Watch Out, Indiana, Here Comes Lara Croft

  • ALEX BAILEY/PARAMOUNT

    The presence of James Bond is everywhere in the enormous stage built for 007 films in London's Pinewood studios. You can even find Sean Connery dropping in to snack in the cafeteria. But recently a different action hero has set up residence. Major space on the lot was given to Croft Manor, a Victorian mansion decorated with grand staircases, stained-glass windows and prehistoric pottery. In one corner, there's a glass-walled computer room filled with a dozen flat, plasma screens that monitor the solar system. Beside them sits an evil-looking robotic biped that serves alternately as sophisticated jukebox and lethal assassin.

    As anyone who has played the smash-hit video game Tomb Raider can tell you, Croft Manor is the home of Lara Croft, the aristocratic female archaeologist with an eye-popping physique and an Indiana Jones-size taste for travel and adventure. Croft aficionados, though, have never known the place to look this high-tech, or this highly detailed. They have also never met its other inhabitants: the butler, the sardonic tech geek who lives in a trailer out back, or Lara's late father, Lord Croft, who will appear in his manor's observatory packed in the dry ice of a dream sequence.

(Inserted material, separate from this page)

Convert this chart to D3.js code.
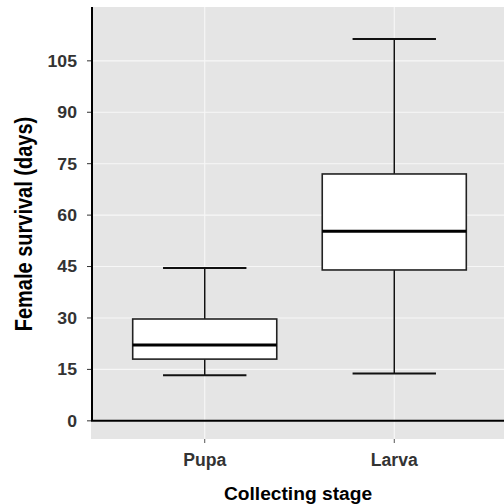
<!DOCTYPE html>
<html>
<head>
<meta charset="utf-8">
<script src="https://cdn.jsdelivr.net/npm/d3@7"></script>
<style>
  body { margin: 0; background: #fff; }
  svg { display: block; }
</style>
</head>
<body>
<div id="chart"></div>
<script>
// stage summaries
const stages = ["Pupa", "Larva"];
const whiskerLow = [13.3, 13.8];
const q1 = [18.0, 44.0];
const median = [22.1, 55.3];
const q3 = [29.7, 72.0];
const whiskerHigh = [44.6, 111.4];
const yTicks = [0, 15, 30, 45, 60, 75, 90, 105];

const width = 504, height = 504;
const panel = { left: 91, right: 504, top: 7, bottom: 439 };

const data = stages.map((s, i) => ({
    stage: s,
    lo: whiskerLow[i], q1: q1[i], med: median[i], q3: q3[i], hi: whiskerHigh[i]
}));

const svg = d3.select("#chart").append("svg")
    .attr("width", width)
    .attr("height", height)
    .style("font-family", "'Liberation Sans', Arial, sans-serif");

// discrete x with ggplot-ish 0.6 expansion (panel is cropped a bit on the right)
const x = d3.scaleLinear()
    .domain([0.4, stages.length + 0.6])
    .range([panel.left, 508]);
const y = d3.scaleLinear()
    .domain([-5.3, 120.7])
    .range([panel.bottom, panel.top]);

svg.append("rect")
    .attr("x", panel.left)
    .attr("y", panel.top)
    .attr("width", panel.right - panel.left)
    .attr("height", panel.bottom - panel.top)
    .attr("fill", "#e5e5e5");

// grid
svg.selectAll("line.hgrid")
    .data(yTicks)
    .enter().append("line")
    .attr("class", "hgrid")
    .attr("x1", panel.left).attr("x2", panel.right)
    .attr("y1", d => y(d)).attr("y2", d => y(d))
    .attr("stroke", "#f7f7f7")
    .attr("stroke-width", 1.1);

svg.selectAll("line.vgrid")
    .data(stages)
    .enter().append("line")
    .attr("class", "vgrid")
    .attr("x1", (d, i) => x(i + 1)).attr("x2", (d, i) => x(i + 1))
    .attr("y1", panel.top).attr("y2", panel.bottom)
    .attr("stroke", "#f7f7f7")
    .attr("stroke-width", 1.1);

const boxW = 0.76, capW = 0.44;

const g = svg.selectAll("g.box")
    .data(data)
    .enter().append("g")
    .attr("class", "box");

// whisker stems
g.append("line")
    .attr("x1", (d, i) => x(i + 1)).attr("x2", (d, i) => x(i + 1))
    .attr("y1", d => y(d.hi)).attr("y2", d => y(d.q3))
    .attr("stroke", "#111").attr("stroke-width", 1.5);
g.append("line")
    .attr("x1", (d, i) => x(i + 1)).attr("x2", (d, i) => x(i + 1))
    .attr("y1", d => y(d.q1)).attr("y2", d => y(d.lo))
    .attr("stroke", "#111").attr("stroke-width", 1.5);

// caps
["hi", "lo"].forEach(k => {
    g.append("line")
        .attr("x1", (d, i) => x(i + 1 - capW / 2)).attr("x2", (d, i) => x(i + 1 + capW / 2))
        .attr("y1", d => y(d[k])).attr("y2", d => y(d[k]))
        .attr("stroke", "#111").attr("stroke-width", 2);
});

g.append("rect")
    .attr("x", (d, i) => x(i + 1 - boxW / 2))
    .attr("width", x(1 + boxW / 2) - x(1 - boxW / 2))
    .attr("y", d => y(d.q3))
    .attr("height", d => y(d.q1) - y(d.q3))
    .attr("fill", "#fff")
    .attr("stroke", "#222")
    .attr("stroke-width", 1.6);

g.append("line")
    .attr("x1", (d, i) => x(i + 1 - boxW / 2)).attr("x2", (d, i) => x(i + 1 + boxW / 2))
    .attr("y1", d => y(d.med)).attr("y2", d => y(d.med))
    .attr("stroke", "#000").attr("stroke-width", 3);

// axis lines
svg.append("line")
    .attr("x1", panel.left + 1).attr("x2", panel.left + 1)
    .attr("y1", panel.top).attr("y2", y(0))
    .attr("stroke", "#000").attr("stroke-width", 2);
svg.append("line")
    .attr("x1", panel.left).attr("x2", panel.right)
    .attr("y1", y(0)).attr("y2", y(0))
    .attr("stroke", "#000").attr("stroke-width", 2);

// y ticks + labels
svg.selectAll("line.ytick")
    .data(yTicks)
    .enter().append("line")
    .attr("x1", panel.left - 4).attr("x2", panel.left)
    .attr("y1", d => y(d)).attr("y2", d => y(d))
    .attr("stroke", "#333").attr("stroke-width", 1);

svg.selectAll("text.ylab")
    .data(yTicks)
    .enter().append("text")
    .attr("class", "ylab")
    .attr("transform", d => `translate(77, ${y(d)}) scale(1.07, 1)`)
    .attr("dy", "0.36em")
    .attr("text-anchor", "end")
    .style("font-size", "16.5px")
    .style("font-weight", "bold")
    .attr("fill", "#333")
    .text(d => d);

// x ticks + labels
svg.selectAll("line.xtick")
    .data(stages)
    .enter().append("line")
    .attr("x1", (d, i) => x(i + 1)).attr("x2", (d, i) => x(i + 1))
    .attr("y1", panel.bottom).attr("y2", panel.bottom + 4)
    .attr("stroke", "#555").attr("stroke-width", 1);

svg.selectAll("text.xlab")
    .data(stages)
    .enter().append("text")
    .attr("class", "xlab")
    .attr("x", (d, i) => x(i + 1))
    .attr("y", 466)
    .attr("text-anchor", "middle")
    .style("font-size", "17.6px")
    .style("font-weight", "bold")
    .attr("fill", "#333")
    .text(d => d);

// titles
svg.append("text")
    .attr("x", 298)
    .attr("y", 500)
    .attr("text-anchor", "middle")
    .style("font-size", "19.2px")
    .style("font-weight", "bold")
    .attr("fill", "#000")
    .text("Collecting stage");

svg.append("text")
    .attr("transform", `translate(32, 224) scale(1.15, 1) rotate(-90)`)
    .attr("text-anchor", "middle")
    .style("font-size", "20px")
    .style("font-weight", "bold")
    .attr("fill", "#000")
    .text("Female survival (days)");
</script>
</body>
</html>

    Come June, would-be tomb raiders will see all of this and more when the nearly $100 million Hollywood version of the game hits the big screen, carrying Paramount's bid to cash in on moviegoers' newfound fascination with female action heroes. A hit could generate a succession of sequels, just the way Bond has. But the history of video-game transfers from the computer screen to the big screen is dismal. Remember Wing Commander, starring Freddie Prinze Jr.? How about Super Mario Bros. with Bob Hoskins and Dennis Hopper? Probably not, or at least not fondly. Hard-core game fans, more familiar with controlling action than with merely observing it, are liable to sit in their local cineplex with itchy trigger thumbs. So Paramount is pulling out all the stops to make its flick an eye-catching thrill ride for gamers, filming in locations ranging from the lavish set at Pinewood to the legendary temples of Angkor Wat in Cambodia, bringing in Con Air's Simon West to direct and, most important, hiring Angelina Jolie to star.

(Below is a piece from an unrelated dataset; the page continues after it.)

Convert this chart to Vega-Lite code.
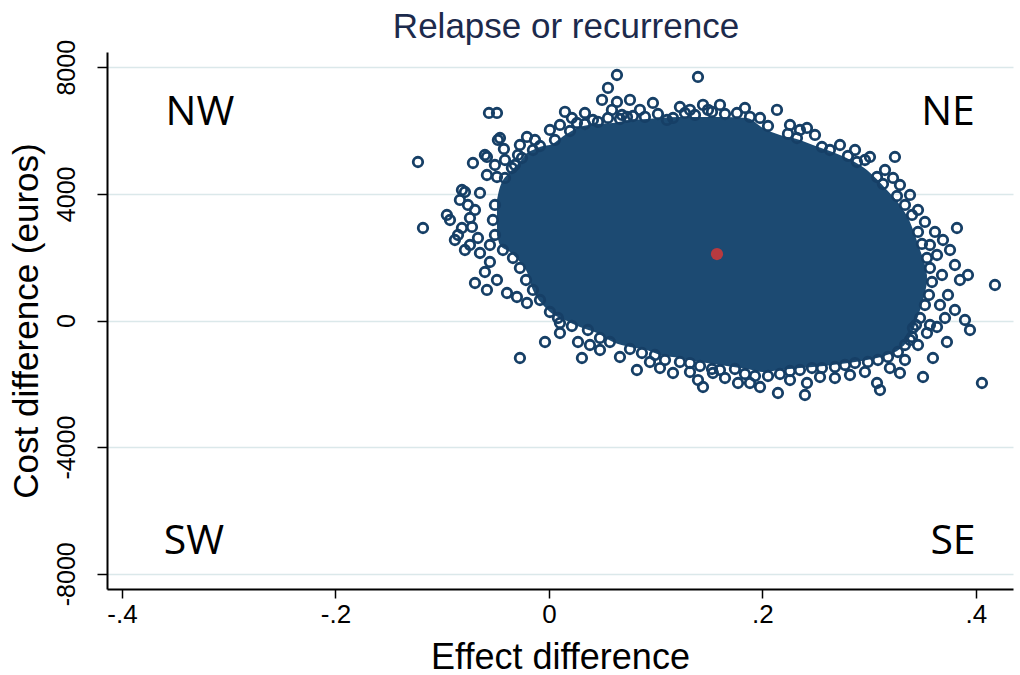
{
  "$schema": "https://vega.github.io/schema/vega-lite/v6.json",
  "autosize": "none",
  "width": 906,
  "height": 537,
  "padding": {"left": 107, "top": 52, "right": 7, "bottom": 86},
  "background": "white",
  "config": {"view": {"stroke": null}},
  "title": {"text": "Relapse or recurrence", "font": "Liberation Sans", "fontSize": 35, "fontWeight": "normal", "color": "#1c2a4c", "anchor": "middle", "frame": "group", "offset": -41, "baseline": "bottom", "dx": 6},
  "datasets": {
    "env": [
      {"e": -0.0487, "hi": 3807, "lo": 2701},
      {"e": -0.0459, "hi": 4217, "lo": 2385},
      {"e": -0.0365, "hi": 4691, "lo": 2164},
      {"e": -0.0272, "hi": 5007, "lo": 1848},
      {"e": -0.0206, "hi": 5291, "lo": 1532},
      {"e": -0.015, "hi": 5386, "lo": 964},
      {"e": -0.0056, "hi": 5512, "lo": 490},
      {"e": 0.0009, "hi": 5544, "lo": 269},
      {"e": 0.015, "hi": 5860, "lo": 16},
      {"e": 0.029, "hi": 6113, "lo": -205},
      {"e": 0.045, "hi": 6207, "lo": -395},
      {"e": 0.06, "hi": 6239, "lo": -679},
      {"e": 0.0759, "hi": 6334, "lo": -837},
      {"e": 0.0918, "hi": 6365, "lo": -932},
      {"e": 0.104, "hi": 6397, "lo": -1090},
      {"e": 0.1227, "hi": 6429, "lo": -1185},
      {"e": 0.1415, "hi": 6429, "lo": -1311},
      {"e": 0.1602, "hi": 6429, "lo": -1406},
      {"e": 0.1855, "hi": 6397, "lo": -1532},
      {"e": 0.2005, "hi": 6081, "lo": -1627},
      {"e": 0.2164, "hi": 5860, "lo": -1564},
      {"e": 0.2351, "hi": 5702, "lo": -1501},
      {"e": 0.2473, "hi": 5544, "lo": -1469},
      {"e": 0.2726, "hi": 5228, "lo": -1374},
      {"e": 0.2979, "hi": 4754, "lo": -1248},
      {"e": 0.3166, "hi": 4122, "lo": -1090},
      {"e": 0.3288, "hi": 3649, "lo": -900},
      {"e": 0.3382, "hi": 3112, "lo": -521},
      {"e": 0.3476, "hi": 2227, "lo": 332},
      {"e": 0.3522, "hi": 1753, "lo": 869},
      {"e": 0.3541, "hi": 1437, "lo": 1185}
    ],
    "pts": [
      {"e": -0.1227, "c": 5007}, {"e": -0.118, "c": 2922}, {"e": -0.0562, "c": 6555}, {"e": -0.0487, "c": 6555},
      {"e": -0.0478, "c": 5702}, {"e": -0.0422, "c": 5418}, {"e": -0.0712, "c": 4975}, {"e": -0.0581, "c": 5165},
      {"e": -0.0787, "c": 4059}, {"e": -0.0646, "c": 4028}, {"e": -0.0581, "c": 4596}, {"e": -0.0487, "c": 4533},
      {"e": -0.029, "c": 5228}, {"e": -0.0206, "c": 5797}, {"e": 0.0009, "c": 6018}, {"e": 0.015, "c": 6587},
      {"e": 0.0497, "c": 6966}, {"e": 0.0553, "c": 7345}, {"e": 0.0637, "c": 7755}, {"e": 0.0637, "c": 6902},
      {"e": 0.0759, "c": 6966}, {"e": 0.0974, "c": 6871}, {"e": 0.0684, "c": 6492}, {"e": 0.0731, "c": 6429},
      {"e": 0.1105, "c": 6334}, {"e": 0.1162, "c": 6397}, {"e": 0.0262, "c": 6239}, {"e": 0.0412, "c": 6334},
      {"e": -0.0459, "c": 5765}, {"e": -0.06, "c": 5228}, {"e": -0.0815, "c": 4122}, {"e": -0.0956, "c": 3333},
      {"e": -0.0927, "c": 3175}, {"e": -0.074, "c": 3238}, {"e": -0.0852, "c": 2701}, {"e": -0.0721, "c": 2954},
      {"e": -0.0646, "c": 2132}, {"e": -0.06, "c": 1532}, {"e": -0.0693, "c": 1185}, {"e": -0.0393, "c": 869},
      {"e": -0.03, "c": 742}, {"e": -0.0206, "c": 553},
      {"e": -0.0037, "c": -679}, {"e": -0.0272, "c": -1185}, {"e": 0.0272, "c": -679}, {"e": 0.0309, "c": -1185},
      {"e": 0.0665, "c": -1153}, {"e": 0.0824, "c": -1564}, {"e": 0.1162, "c": -1658}, {"e": 0.0103, "c": -79},
      {"e": 0.1396, "c": 7692}, {"e": 0.1443, "c": 6808}, {"e": 0.149, "c": 6650}, {"e": 0.1977, "c": 6397},
      {"e": 0.2136, "c": 6650}, {"e": 0.2417, "c": 6081}, {"e": 0.2492, "c": 5860}, {"e": 0.3007, "c": 5165},
      {"e": 0.3241, "c": 5165}, {"e": 0.3223, "c": 4502},
      {"e": 0.3822, "c": 2922}, {"e": 0.3925, "c": 1437}, {"e": 0.4178, "c": 1121}, {"e": 0.3944, "c": -300},
      {"e": 0.3728, "c": -679}, {"e": 0.3597, "c": -1185}, {"e": 0.3504, "c": -1785}, {"e": 0.4056, "c": -1974},
      {"e": 0.2398, "c": -2353}, {"e": 0.2145, "c": -2290}, {"e": 0.3101, "c": -2196}, {"e": 0.1443, "c": -2101},
      {"e": 0.1396, "c": -1880}, {"e": 0.1771, "c": -1974}, {"e": 0.1977, "c": -2101}, {"e": 0.2417, "c": -1974},
      {"e": 0.2679, "c": -1816}, {"e": 0.3073, "c": -1974}, {"e": 0.3288, "c": -1658}, {"e": 0.3541, "c": -395},
      {"e": 0.3635, "c": -205}, {"e": 0.1536, "c": -1658},
      {"e": 0.3616, "c": 2796}, {"e": 0.3691, "c": 2543}, {"e": 0.3757, "c": 2227}, {"e": 0.3635, "c": 2069},
      {"e": 0.3803, "c": 1753}, {"e": 0.3682, "c": 1437}, {"e": 0.385, "c": 1279}, {"e": 0.3738, "c": 806},
      {"e": 0.3663, "c": 490}, {"e": 0.3803, "c": 332}, {"e": 0.371, "c": 79}, {"e": 0.3569, "c": -142},
      {"e": 0.3897, "c": 16},
      {"e": -0.0412, "c": 4502}, {"e": -0.0319, "c": 4912}, {"e": -0.0253, "c": 5133}, {"e": -0.015, "c": 5386},
      {"e": -0.0084, "c": 5512}, {"e": 0.0056, "c": 5702}, {"e": 0.0197, "c": 5986}, {"e": 0.0337, "c": 6207},
      {"e": 0.0459, "c": 6271}, {"e": 0.0553, "c": 6397}, {"e": 0.0665, "c": 6365}, {"e": 0.0787, "c": 6460},
      {"e": 0.0899, "c": 6429}, {"e": 0.1021, "c": 6523}, {"e": 0.1274, "c": 6555}, {"e": 0.1368, "c": 6492},
      {"e": 0.1527, "c": 6587}, {"e": 0.1649, "c": 6523}, {"e": 0.1761, "c": 6555}, {"e": 0.1883, "c": 6429},
      {"e": 0.2052, "c": 6144}, {"e": 0.2239, "c": 5892}, {"e": 0.2323, "c": 5765}, {"e": 0.2557, "c": 5481},
      {"e": 0.2632, "c": 5386}, {"e": 0.2801, "c": 5197}, {"e": 0.2885, "c": 5007}, {"e": 0.3073, "c": 4533},
      {"e": 0.3129, "c": 4312}, {"e": 0.326, "c": 3933}, {"e": 0.3335, "c": 3649}, {"e": 0.3401, "c": 3333},
      {"e": 0.3457, "c": 2796}, {"e": 0.3494, "c": 2417}, {"e": 0.3541, "c": 1974},
      {"e": 0.3569, "c": 1658}, {"e": 0.3588, "c": 1216}, {"e": 0.356, "c": 806}, {"e": 0.3522, "c": 490},
      {"e": 0.3476, "c": 79}, {"e": 0.341, "c": -237}, {"e": 0.3382, "c": -616},
      {"e": -0.0431, "c": 2227}, {"e": -0.0337, "c": 1974}, {"e": -0.0272, "c": 1658}, {"e": -0.0215, "c": 1279},
      {"e": -0.015, "c": 964}, {"e": -0.0084, "c": 648}, {"e": 0.0009, "c": 269}, {"e": 0.0084, "c": 79},
      {"e": 0.0215, "c": -174}, {"e": 0.0365, "c": -300}, {"e": 0.0478, "c": -553}, {"e": 0.0571, "c": -679},
      {"e": 0.0759, "c": -900}, {"e": 0.0871, "c": -1027}, {"e": 0.0993, "c": -1090}, {"e": 0.1087, "c": -1248},
      {"e": 0.1227, "c": -1311}, {"e": 0.1321, "c": -1343}, {"e": 0.1415, "c": -1437}, {"e": 0.1527, "c": -1532},
      {"e": 0.1602, "c": -1564}, {"e": 0.1742, "c": -1532}, {"e": 0.1836, "c": -1690}, {"e": 0.193, "c": -1753},
      {"e": 0.2052, "c": -1753}, {"e": 0.2164, "c": -1690}, {"e": 0.2258, "c": -1595}, {"e": 0.2351, "c": -1564},
      {"e": 0.2464, "c": -1501}, {"e": 0.2557, "c": -1501}, {"e": 0.2679, "c": -1469}, {"e": 0.2773, "c": -1406},
      {"e": 0.2867, "c": -1343}, {"e": 0.2988, "c": -1311}, {"e": 0.3082, "c": -1248}, {"e": 0.3176, "c": -1153},
      {"e": 0.3269, "c": -995}, {"e": 0.3335, "c": -774}, {"e": 0.3401, "c": -521}, {"e": 0.3438, "c": -142},
      {"e": -0.0506, "c": 3649}, {"e": -0.0525, "c": 3175}, {"e": -0.0506, "c": 2701},
      {"e": -0.0834, "c": 3807}, {"e": -0.0759, "c": 3649}, {"e": -0.0693, "c": 3491}, {"e": -0.0815, "c": 2922},
      {"e": -0.0665, "c": 2606}, {"e": -0.074, "c": 2385}, {"e": -0.0553, "c": 1848}, {"e": -0.0487, "c": 1279},
      {"e": -0.0581, "c": 964}, {"e": -0.0881, "c": 2543}, {"e": -0.0787, "c": 2227}, {"e": -0.0553, "c": 2385},
      {"e": -0.0412, "c": 5070}, {"e": -0.0347, "c": 4817}, {"e": -0.0506, "c": 4912}, {"e": -0.0272, "c": 5544},
      {"e": -0.0131, "c": 5702}, {"e": 0.0103, "c": 6176}, {"e": 0.0215, "c": 6397}, {"e": 0.0337, "c": 6555},
      {"e": 0.059, "c": 6650}, {"e": 0.0852, "c": 6650}, {"e": 0.1227, "c": 6744}, {"e": 0.1321, "c": 6650},
      {"e": 0.1602, "c": 6808}, {"e": 0.1836, "c": 6713}, {"e": 0.2258, "c": 6176}, {"e": 0.2351, "c": 6018},
      {"e": 0.2726, "c": 5544}, {"e": 0.2867, "c": 5386}, {"e": 0.296, "c": 5070}, {"e": 0.3148, "c": 4754},
      {"e": 0.3288, "c": 4280}, {"e": 0.3382, "c": 3965}, {"e": 0.3457, "c": 3491}, {"e": 0.3522, "c": 3112},
      {"e": 0.3569, "c": 2385},
      {"e": 0.0103, "c": -395}, {"e": 0.0384, "c": -774}, {"e": 0.0478, "c": -932}, {"e": 0.0946, "c": -1311},
      {"e": 0.104, "c": -1501}, {"e": 0.1321, "c": -1627}, {"e": 0.1649, "c": -1816}, {"e": 0.1883, "c": -1974},
      {"e": 0.2258, "c": -1880}, {"e": 0.2539, "c": -1785}, {"e": 0.282, "c": -1722}, {"e": 0.296, "c": -1627},
      {"e": 0.3194, "c": -1501}, {"e": 0.3335, "c": -1248}, {"e": 0.3457, "c": -774}
    ],
    "mean": [{"e": 0.1574, "c": 2100}],
    "quad": [
      {"e": -0.3269, "c": 6555, "label": "NW"},
      {"e": 0.3738, "c": 6555, "label": "NE"},
      {"e": -0.3326, "c": -6997, "label": "SW"},
      {"e": 0.3785, "c": -6997, "label": "SE"}
    ]
  },
  "encoding": {
    "x": {"field": "e", "type": "quantitative", "scale": {"domain": [-0.414, 0.4347], "nice": false, "zero": false},
      "axis": {"values": [-0.4, -0.2, 0, 0.2, 0.4], "labelExpr": "datum.value == 0 ? '0' : (datum.value < 0 ? '-' : '') + '.' + round(abs(datum.value) * 10)",
        "grid": false, "tickSize": 9, "tickWidth": 1.5, "tickColor": "#000", "domainColor": "#000", "domainWidth": 2,
        "labelFont": "Liberation Sans", "labelFontSize": 26, "labelColor": "#000", "labelPadding": 24, "labelBaseline": "alphabetic",
        "title": "Effect difference", "titleFont": "Liberation Sans", "titleFontSize": 36, "titleFontWeight": "normal", "titleColor": "#000", "titlePadding": 13}},
    "y": {"field": "c", "type": "quantitative", "scale": {"domain": [-8481, 8481], "nice": false, "zero": false},
      "axis": {"values": [-8000, -4000, 0, 4000, 8000], "labelExpr": "datum.value < 0 ? '-' + abs(datum.value) : '' + datum.value",
        "grid": true, "gridColor": "#dbe8ea", "gridWidth": 1.5, "tickSize": 10, "tickWidth": 1.5, "tickColor": "#000", "domainColor": "#000", "domainWidth": 2,
        "labelAngle": -90, "labelAlign": "center", "labelBaseline": "alphabetic", "labelPadding": 23,
        "labelFont": "Liberation Sans", "labelFontSize": 25, "labelColor": "#000",
        "title": "Cost difference (euros)", "titleFont": "Liberation Sans", "titleFontSize": 35, "titleFontWeight": "normal", "titleColor": "#000", "titlePadding": 17, "titleBaseline": "alphabetic"}}
  },
  "layer": [
    {"mark": {"type": "rule", "color": "#c8102e", "strokeWidth": 2}, "encoding": {"x": {"datum": 0}, "y": null}},
    {"mark": {"type": "rule", "color": "#c8102e", "strokeWidth": 2}, "encoding": {"y": {"datum": 0}, "x": null}},
    {"data": {"name": "env"}, "mark": {"type": "area", "color": "#1c4a72", "interpolate": "monotone", "opacity": 1},
      "encoding": {"x": {"field": "e", "type": "quantitative"}, "y": {"field": "hi", "type": "quantitative"}, "y2": {"field": "lo"}}},
    {"data": {"name": "pts"}, "mark": {"type": "point", "shape": "circle", "filled": false, "size": 90, "strokeWidth": 2.8, "color": "#163f66", "opacity": 1}},
    {"data": {"name": "mean"}, "mark": {"type": "point", "shape": "circle", "filled": true, "size": 150, "color": "#b83a3f", "opacity": 1}},
    {"data": {"name": "quad"}, "mark": {"type": "text", "font": "Open Sans", "fontSize": 41, "color": "#000", "align": "center", "baseline": "middle"},
      "encoding": {"text": {"field": "label"}}}
  ]
}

    From the release of the first Tomb Raider in 1996, the game's star, Lara, was designed to be different. In a videogame scene filled at the time with Uzi-toting brain-dead lugs, here was a nimble and refined British heroine who oozed sex. Her style was a wonderful collision of opposites: preppy pigtail and glasses with pistol-packing twin thigh holsters. Male video gamers were hooked. And for the first time, so were their wives and girlfriends. "I think [Croft] is a new definition of celebrity," says Tomb Raider producer Lloyd Levin. "Christina and Britney have massive popularity, but they are vacuous, so absolutely vacuous. A lot of females love Lara. She's contradictory, very human and obsessed with death. She'd rather be in tombs than in the daylight. She's not contrived, she speaks her mind, she's honest. That's why Angelina's so perfect."

    Probably no human could live up to the sexy-tough-girl fantasies that Croft has inspired, but Jolie--with her uplifting Triumph bra and cool intensity--may well satisfy the most hard-core Tomb Raider fans. "I didn't want a bimbo movie all about tight costumes," says Simon. "With Angie, I can get an Oscar-winning performance in every scene, but she'll still satisfy the lust in Lara that everyone sees...She's sexy, and I think a very slight tomboy. People are also now comfortable with female action leads. People can have their cake and eat it."

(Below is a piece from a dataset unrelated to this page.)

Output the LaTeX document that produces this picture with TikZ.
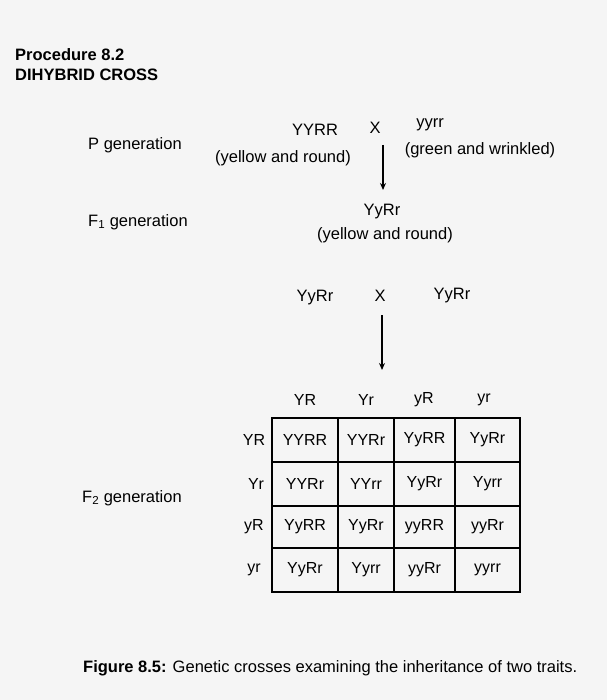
\documentclass[tikz,border=0pt]{standalone}
\usepackage{fontspec}
\setmainfont{Liberation Sans}
\usetikzlibrary{arrows.meta}
\begin{document}
\begin{tikzpicture}[x=1pt,y=-1pt,
  txt/.style={font=\fontsize{16.5}{18}\selectfont,inner sep=0pt},
  cell/.style={font=\fontsize{16}{18}\selectfont,inner sep=0pt},
  arr/.style={-{Stealth[length=7pt,width=6pt]},line width=1.2pt}]
\fill[gray!8] (0,0) rectangle (607,700);
\useasboundingbox (0,0) rectangle (607,700);
\node[txt,anchor=west,font=\bfseries\fontsize{16.5}{18}\selectfont] (t1) at (15,55) {Procedure 8.2};
\node[txt,anchor=west,font=\bfseries\fontsize{16.5}{18}\selectfont] (t2) at (15,75) {DIHYBRID CROSS};
\node[txt,anchor=west] (pg) at (88,145) {P generation};
\node[txt] (p1) at (315,130) {YYRR};
\node[txt] (px) at (375,128) {X};
\node[txt] (p2) at (430,125) {yyrr};
\node[txt] (p1d) at (283,158) {(yellow and round)};
\node[txt] (p2d) at (480,150) {(green and wrinkled)};
\coordinate (a1s) at (383,145);
\coordinate (a1e) at (383,190);
\draw[arr] (a1s) -- (a1e);
\node[txt,anchor=west] (fg) at (88,222) {F\textsubscript{1} generation};
\node[txt] (f1) at (382,212) {YyRr};
\node[txt] (f1d) at (385,235) {(yellow and round)};
\node[txt] (q1) at (315,298) {YyRr};
\node[txt] (qx) at (380,296) {X};
\node[txt] (q2) at (452,296) {YyRr};
\coordinate (a2s) at (382,315);
\coordinate (a2e) at (382,370);
\draw[arr] (a2s) -- (a2e);
\node[txt,anchor=west] (f2) at (82,498) {F\textsubscript{2} generation};
\node[cell] (h1) at (305,400) {YR};
\node[cell] (h2) at (366,400) {Yr};
\node[cell] (h3) at (424,400) {yR};
\node[cell] (h4) at (484,400) {yr};
\draw[line width=1.3pt] (272,418) rectangle (520,592);
\foreach \x in {338,394,455} \draw[line width=1.3pt] (\x,418) -- (\x,592);
\foreach \y in {462,506,548} \draw[line width=1.3pt] (272,\y) -- (520,\y);
\node[cell] (r1) at (254,440) {YR};
\node[cell] (r2) at (256,484) {Yr};
\node[cell] (r3) at (254,527) {yR};
\node[cell] (r4) at (254,570) {yr};
\foreach \r/\y/\a/\b/\c/\d in {1/440/YYRR/YYRr/YyRR/YyRr, 2/484/YYRr/YYrr/YyRr/Yyrr, 3/527/YyRR/YyRr/yyRR/yyRr, 4/570/YyRr/Yyrr/yyRr/yyrr}{
  \node[cell] (c\r a) at (305,\y) {\a};
  \node[cell] (c\r b) at (366,\y) {\b};
  \node[cell] (c\r c) at (424.5,\y) {\c};
  \node[cell] (c\r d) at (487.5,\y) {\d};
}
\node[txt,anchor=west] (cap) at (83,668) {\textbf{Figure 8.5:} Genetic crosses examining the inheritance of two traits.};
\end{tikzpicture}
\end{document}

    The Oscar-winning actress admits she had her own doubts about slipping into Croft's boots. She had never played Tomb Raider and knew the character only from watching her first husband, Jonny Lee Miller, play the game. Says Jolie: "Like every woman, I'd go, 'Ugh, her! Oh, boy, there's a woman who makes me look average and feel inferior.' I hated her. I'm praying now I can live up to her."

    To prepare for the role, Jolie stuck to an aggressive regimen of kickboxing, canoeing, yoga and bed by 11 p.m. She affects a proper British accent for the film, something that may be a bit surprising to American theatergoers but that producers considered a necessity. "We're not trying to be Merchant-Ivory here," says Levin, "[but] Lara is as British as Bond, and the heritage is really important." In the film Jolie does nearly all her own stunts, which include bungee jumping, sword fighting, spear throwing, and even dogsledding in Iceland (which stood in for Siberia). "People say to me, You're a serious actress playing an action movie," she says. "But this is the hardest thing I've ever done."

    Both the stunts and sets attempt to stick close to what game players would expect. Consultants from Eidos, the software company that makes the game, hung around to be sure West didn't stray too far from the Croft mythology. Adrian Smith, the man who first typed the code that brought Lara into being nine years ago, traveled to the London set to give his blessing. Smith was impressed that Croft Manor's Old Library was stuffed with genuine, dusty old books on archaeology that visitors to the set could actually pick off the shelf and read.